» **Directions for this task**
The data below should be printed in full, exactly, and without any of its images.

:: Collected material ::

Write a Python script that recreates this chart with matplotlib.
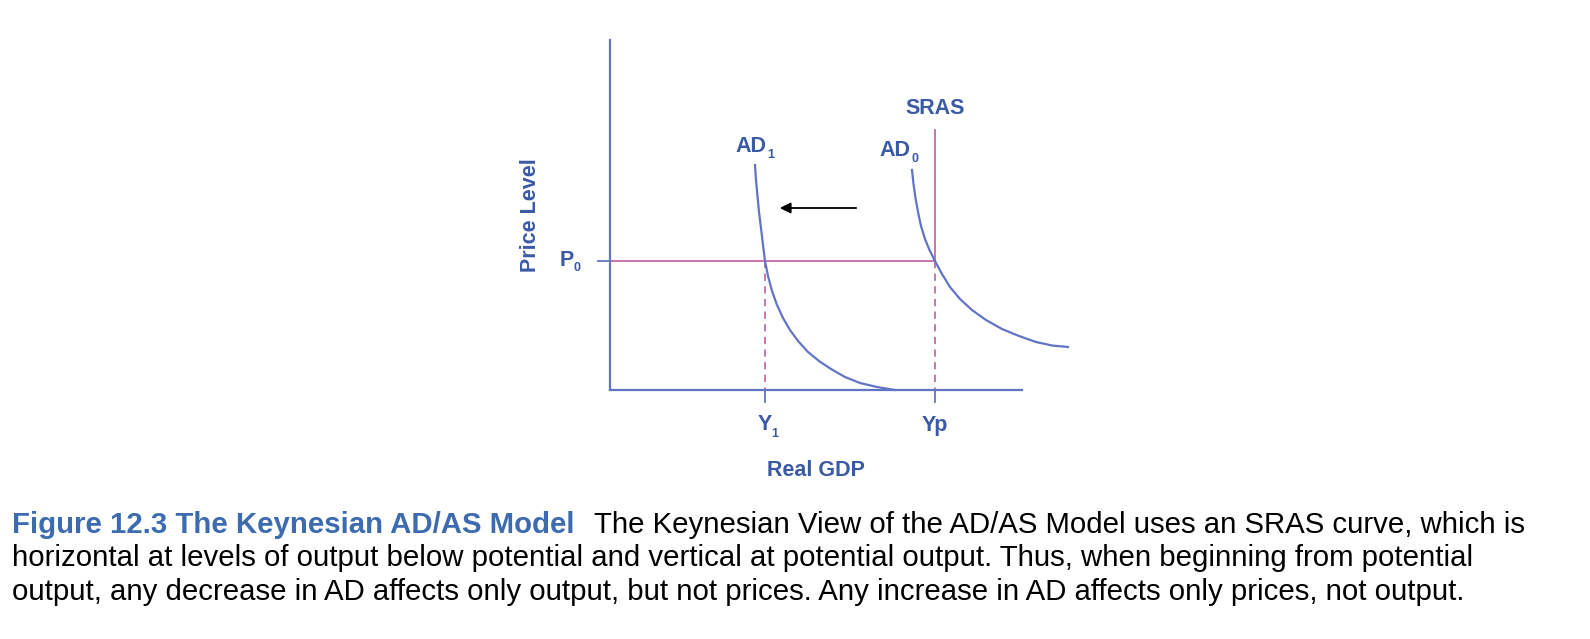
import matplotlib
matplotlib.use("Agg")
import matplotlib.pyplot as plt

plt.rcParams['font.family'] = ['Liberation Sans', 'DejaVu Sans']

# curve points (figure pixel coordinates)
ad1_x = [755, 756, 757.5, 759, 761, 763, 765, 768, 772, 777, 783, 790, 798, 808, 819, 831, 845, 860, 877, 895]
ad1_y = [165, 180, 196, 212, 228, 245, 261, 276, 291, 305, 318, 330, 341, 352, 361, 369, 377, 383, 387, 390]
ad0_x = [912, 913.5, 915.5, 918, 921, 925, 929.5, 935, 942, 950, 960, 972, 986, 1002, 1019, 1036, 1052, 1068]
ad0_y = [170, 184, 198, 212, 226, 239, 250, 261, 274, 287, 299, 310, 320, 329, 336, 342, 345.5, 347]
p0_y = 261
y1_x = 765
yp_x = 935
sras_top = 130

BLUE = '#6275c4'
PINK = '#c46aa8'
TXT = '#3b5aa5'

fig = plt.figure(figsize=(15.9, 6.39), dpi=100)
ax = fig.add_axes([0, 0, 1, 1])
ax.set_xlim(0, 1590)
ax.set_ylim(639, 0)
ax.axis('off')

ax.plot([610, 610], [40, 390], color=BLUE, lw=1.6)
ax.plot([610, 1022], [390, 390], color=BLUE, lw=1.6)
ax.plot([610, yp_x], [p0_y, p0_y], color=PINK, lw=1.3)
ax.plot([yp_x, yp_x], [sras_top, p0_y], color=PINK, lw=1.3)
ax.plot([yp_x, yp_x], [p0_y, 390], color=PINK, lw=1.3, ls=(0, (4, 3)))
ax.plot([y1_x, y1_x], [p0_y, 390], color=PINK, lw=1.3, ls=(0, (4, 3)))
ax.plot([y1_x, y1_x], [390, 402], color=BLUE, lw=1.3)
ax.plot([yp_x, yp_x], [390, 402], color=BLUE, lw=1.3)
ax.plot([598, 610], [p0_y, p0_y], color=BLUE, lw=1.3)
ax.plot(ad1_x, ad1_y, color=BLUE, lw=1.6)
ax.plot(ad0_x, ad0_y, color=BLUE, lw=1.6)
ax.annotate('', xy=(777, 208), xytext=(859, 208),
            arrowprops=dict(arrowstyle='-|>', color='black', lw=1.3, mutation_scale=16))

lab = dict(color=TXT, fontsize=15.5, fontweight='bold')
sub = dict(color=TXT, fontsize=9, fontweight='bold')
ax.text(530, 215, 'Price Level', rotation=90, ha='center', va='center', **lab)
ax.text(560, 261, 'P', ha='left', va='center', **lab)
ax.text(574, 268, '0', ha='left', va='center', **sub)
ax.text(935, 108, 'SRAS', ha='center', va='center', **lab)
ax.text(735, 146, 'AD', ha='left', va='center', **lab)
ax.text(767, 155, '1', ha='left', va='center', **sub)
ax.text(879, 150, 'AD', ha='left', va='center', **lab)
ax.text(911, 159, '0', ha='left', va='center', **sub)
ax.text(758, 424, 'Y', ha='left', va='center', **lab)
ax.text(771, 434, '1', ha='left', va='center', **sub)
ax.text(935, 425, 'Yp', ha='center', va='center', **lab)
ax.text(816, 470, 'Real GDP', ha='center', va='center', **lab)

cap = dict(fontsize=21.2, va='center', ha='left')
t = ax.text(12, 525, 'Figure 12.3 The Keynesian AD/AS Model', color='#3c6bb0',
            fontweight='bold', **cap)
ax.annotate('The Keynesian View of the AD/AS Model uses an SRAS curve, which is',
            xy=(1, 0.5), xycoords=t, xytext=(20, 0), textcoords='offset pixels',
            color='black', **cap)
ax.text(12, 558, 'horizontal at levels of output below potential and vertical at potential output. Thus, when beginning from potential',
        color='black', **cap)
ax.text(12, 592, 'output, any decrease in AD affects only output, but not prices. Any increase in AD affects only prices, not output.',
        color='black', **cap)

fig.savefig('out.png', dpi=100, facecolor='white')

:::

» **Complete output**
Write a Python script that recreates this chart with matplotlib.
import matplotlib
matplotlib.use("Agg")
import matplotlib.pyplot as plt

plt.rcParams['font.family'] = ['Liberation Sans', 'DejaVu Sans']

# curve points (figure pixel coordinates)
ad1_x = [755, 756, 757.5, 759, 761, 763, 765, 768, 772, 777, 783, 790, 798, 808, 819, 831, 845, 860, 877, 895]
ad1_y = [165, 180, 196, 212, 228, 245, 261, 276, 291, 305, 318, 330, 341, 352, 361, 369, 377, 383, 387, 390]
ad0_x = [912, 913.5, 915.5, 918, 921, 925, 929.5, 935, 942, 950, 960, 972, 986, 1002, 1019, 1036, 1052, 1068]
ad0_y = [170, 184, 198, 212, 226, 239, 250, 261, 274, 287, 299, 310, 320, 329, 336, 342, 345.5, 347]
p0_y = 261
y1_x = 765
yp_x = 935
sras_top = 130

BLUE = '#6275c4'
PINK = '#c46aa8'
TXT = '#3b5aa5'

fig = plt.figure(figsize=(15.9, 6.39), dpi=100)
ax = fig.add_axes([0, 0, 1, 1])
ax.set_xlim(0, 1590)
ax.set_ylim(639, 0)
ax.axis('off')

ax.plot([610, 610], [40, 390], color=BLUE, lw=1.6)
ax.plot([610, 1022], [390, 390], color=BLUE, lw=1.6)
ax.plot([610, yp_x], [p0_y, p0_y], color=PINK, lw=1.3)
ax.plot([yp_x, yp_x], [sras_top, p0_y], color=PINK, lw=1.3)
ax.plot([yp_x, yp_x], [p0_y, 390], color=PINK, lw=1.3, ls=(0, (4, 3)))
ax.plot([y1_x, y1_x], [p0_y, 390], color=PINK, lw=1.3, ls=(0, (4, 3)))
ax.plot([y1_x, y1_x], [390, 402], color=BLUE, lw=1.3)
ax.plot([yp_x, yp_x], [390, 402], color=BLUE, lw=1.3)
ax.plot([598, 610], [p0_y, p0_y], color=BLUE, lw=1.3)
ax.plot(ad1_x, ad1_y, color=BLUE, lw=1.6)
ax.plot(ad0_x, ad0_y, color=BLUE, lw=1.6)
ax.annotate('', xy=(777, 208), xytext=(859, 208),
            arrowprops=dict(arrowstyle='-|>', color='black', lw=1.3, mutation_scale=16))

lab = dict(color=TXT, fontsize=15.5, fontweight='bold')
sub = dict(color=TXT, fontsize=9, fontweight='bold')
ax.text(530, 215, 'Price Level', rotation=90, ha='center', va='center', **lab)
ax.text(560, 261, 'P', ha='left', va='center', **lab)
ax.text(574, 268, '0', ha='left', va='center', **sub)
ax.text(935, 108, 'SRAS', ha='center', va='center', **lab)
ax.text(735, 146, 'AD', ha='left', va='center', **lab)
ax.text(767, 155, '1', ha='left', va='center', **sub)
ax.text(879, 150, 'AD', ha='left', va='center', **lab)
ax.text(911, 159, '0', ha='left', va='center', **sub)
ax.text(758, 424, 'Y', ha='left', va='center', **lab)
ax.text(771, 434, '1', ha='left', va='center', **sub)
ax.text(935, 425, 'Yp', ha='center', va='center', **lab)
ax.text(816, 470, 'Real GDP', ha='center', va='center', **lab)

cap = dict(fontsize=21.2, va='center', ha='left')
t = ax.text(12, 525, 'Figure 12.3 The Keynesian AD/AS Model', color='#3c6bb0',
            fontweight='bold', **cap)
ax.annotate('The Keynesian View of the AD/AS Model uses an SRAS curve, which is',
            xy=(1, 0.5), xycoords=t, xytext=(20, 0), textcoords='offset pixels',
            color='black', **cap)
ax.text(12, 558, 'horizontal at levels of output below potential and vertical at potential output. Thus, when beginning from potential',
        color='black', **cap)
ax.text(12, 592, 'output, any decrease in AD affects only output, but not prices. Any increase in AD affects only prices, not output.',
        color='black', **cap)

fig.savefig('out.png', dpi=100, facecolor='white')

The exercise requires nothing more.